Check every line below for the word "LaTeX" and copy each one that has it.

+++

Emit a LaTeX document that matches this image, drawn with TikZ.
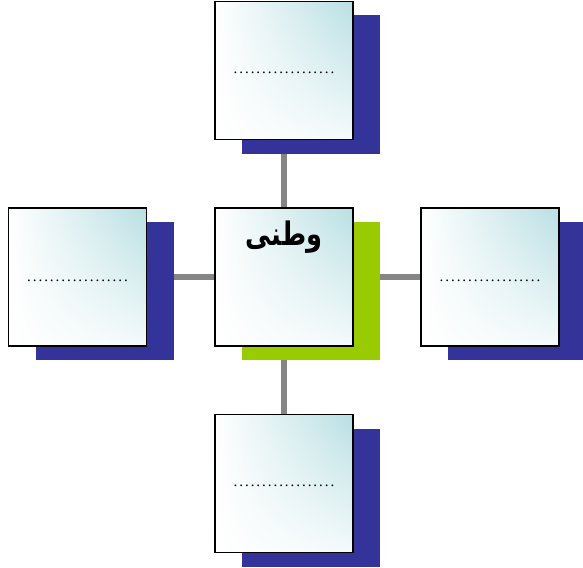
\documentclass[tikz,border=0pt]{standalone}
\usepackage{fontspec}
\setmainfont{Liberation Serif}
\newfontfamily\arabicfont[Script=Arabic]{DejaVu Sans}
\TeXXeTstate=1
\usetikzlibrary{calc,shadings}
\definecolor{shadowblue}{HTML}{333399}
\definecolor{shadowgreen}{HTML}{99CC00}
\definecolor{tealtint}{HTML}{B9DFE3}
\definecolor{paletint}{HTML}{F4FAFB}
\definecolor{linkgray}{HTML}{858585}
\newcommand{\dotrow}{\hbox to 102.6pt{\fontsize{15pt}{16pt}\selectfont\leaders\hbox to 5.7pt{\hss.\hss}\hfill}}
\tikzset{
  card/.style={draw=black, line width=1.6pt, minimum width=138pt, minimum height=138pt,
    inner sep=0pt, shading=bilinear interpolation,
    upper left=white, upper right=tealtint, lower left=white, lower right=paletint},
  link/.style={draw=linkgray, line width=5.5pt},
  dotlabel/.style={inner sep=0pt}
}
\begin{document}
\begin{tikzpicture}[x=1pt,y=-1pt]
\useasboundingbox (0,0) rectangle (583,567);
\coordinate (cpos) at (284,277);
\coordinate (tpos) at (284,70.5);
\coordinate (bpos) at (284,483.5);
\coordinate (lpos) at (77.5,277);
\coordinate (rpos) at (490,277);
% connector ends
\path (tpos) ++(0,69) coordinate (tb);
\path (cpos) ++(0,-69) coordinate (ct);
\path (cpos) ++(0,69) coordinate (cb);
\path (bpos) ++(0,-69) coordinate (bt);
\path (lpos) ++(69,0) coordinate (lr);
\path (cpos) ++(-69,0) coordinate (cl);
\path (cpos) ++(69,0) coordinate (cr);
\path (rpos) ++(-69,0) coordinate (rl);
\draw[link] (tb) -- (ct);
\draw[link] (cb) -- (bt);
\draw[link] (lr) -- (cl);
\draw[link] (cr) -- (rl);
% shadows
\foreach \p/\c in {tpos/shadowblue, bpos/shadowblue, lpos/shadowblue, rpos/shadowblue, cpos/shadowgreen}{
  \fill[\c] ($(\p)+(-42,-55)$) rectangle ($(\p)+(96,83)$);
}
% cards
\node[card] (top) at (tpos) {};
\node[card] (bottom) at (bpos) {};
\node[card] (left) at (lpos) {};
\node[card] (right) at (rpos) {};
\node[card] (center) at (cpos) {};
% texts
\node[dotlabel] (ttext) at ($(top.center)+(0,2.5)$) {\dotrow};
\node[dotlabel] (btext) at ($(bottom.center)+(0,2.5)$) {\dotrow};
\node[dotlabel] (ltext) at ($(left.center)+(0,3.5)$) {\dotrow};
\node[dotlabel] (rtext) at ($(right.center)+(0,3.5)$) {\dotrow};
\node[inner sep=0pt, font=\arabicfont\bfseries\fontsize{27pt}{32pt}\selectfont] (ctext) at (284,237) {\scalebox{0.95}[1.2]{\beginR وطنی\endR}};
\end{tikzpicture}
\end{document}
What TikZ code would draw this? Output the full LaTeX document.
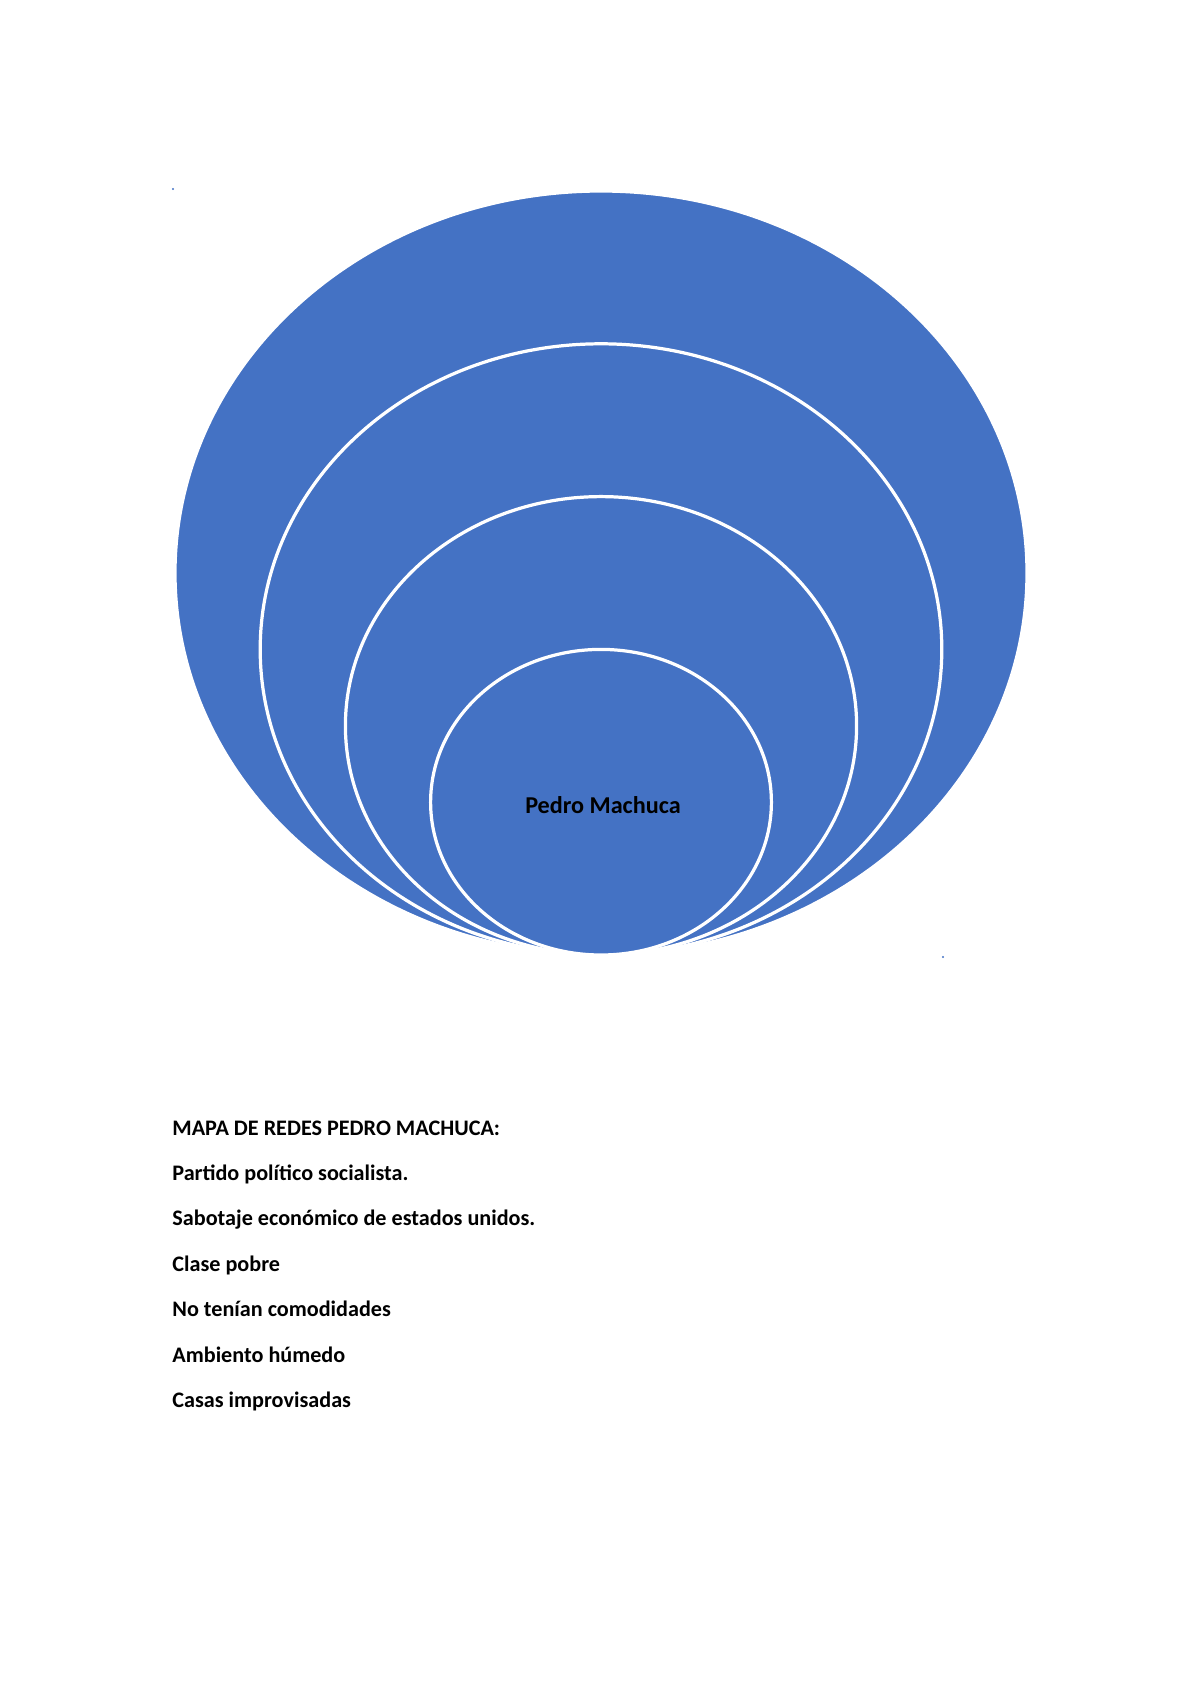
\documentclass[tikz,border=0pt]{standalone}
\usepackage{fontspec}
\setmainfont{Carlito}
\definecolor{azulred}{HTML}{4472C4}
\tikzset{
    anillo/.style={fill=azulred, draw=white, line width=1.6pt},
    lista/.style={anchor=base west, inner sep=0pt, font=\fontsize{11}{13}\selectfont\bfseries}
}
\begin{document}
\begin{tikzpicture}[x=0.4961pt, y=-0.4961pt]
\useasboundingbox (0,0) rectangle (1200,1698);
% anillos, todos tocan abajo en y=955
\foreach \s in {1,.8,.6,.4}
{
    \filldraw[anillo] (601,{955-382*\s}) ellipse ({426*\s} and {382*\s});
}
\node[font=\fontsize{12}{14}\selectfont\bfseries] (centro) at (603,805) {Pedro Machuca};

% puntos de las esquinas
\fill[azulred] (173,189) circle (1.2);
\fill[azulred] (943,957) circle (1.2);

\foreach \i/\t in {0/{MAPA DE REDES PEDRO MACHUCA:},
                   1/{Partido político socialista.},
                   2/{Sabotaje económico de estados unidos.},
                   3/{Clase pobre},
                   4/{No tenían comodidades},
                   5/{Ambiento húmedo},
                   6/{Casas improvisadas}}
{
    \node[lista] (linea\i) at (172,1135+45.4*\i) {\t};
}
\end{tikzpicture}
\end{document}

+++

_CORRECT ANSWER:_
Emit a LaTeX document that matches this image, drawn with TikZ.
What TikZ code would draw this? Output the full LaTeX document.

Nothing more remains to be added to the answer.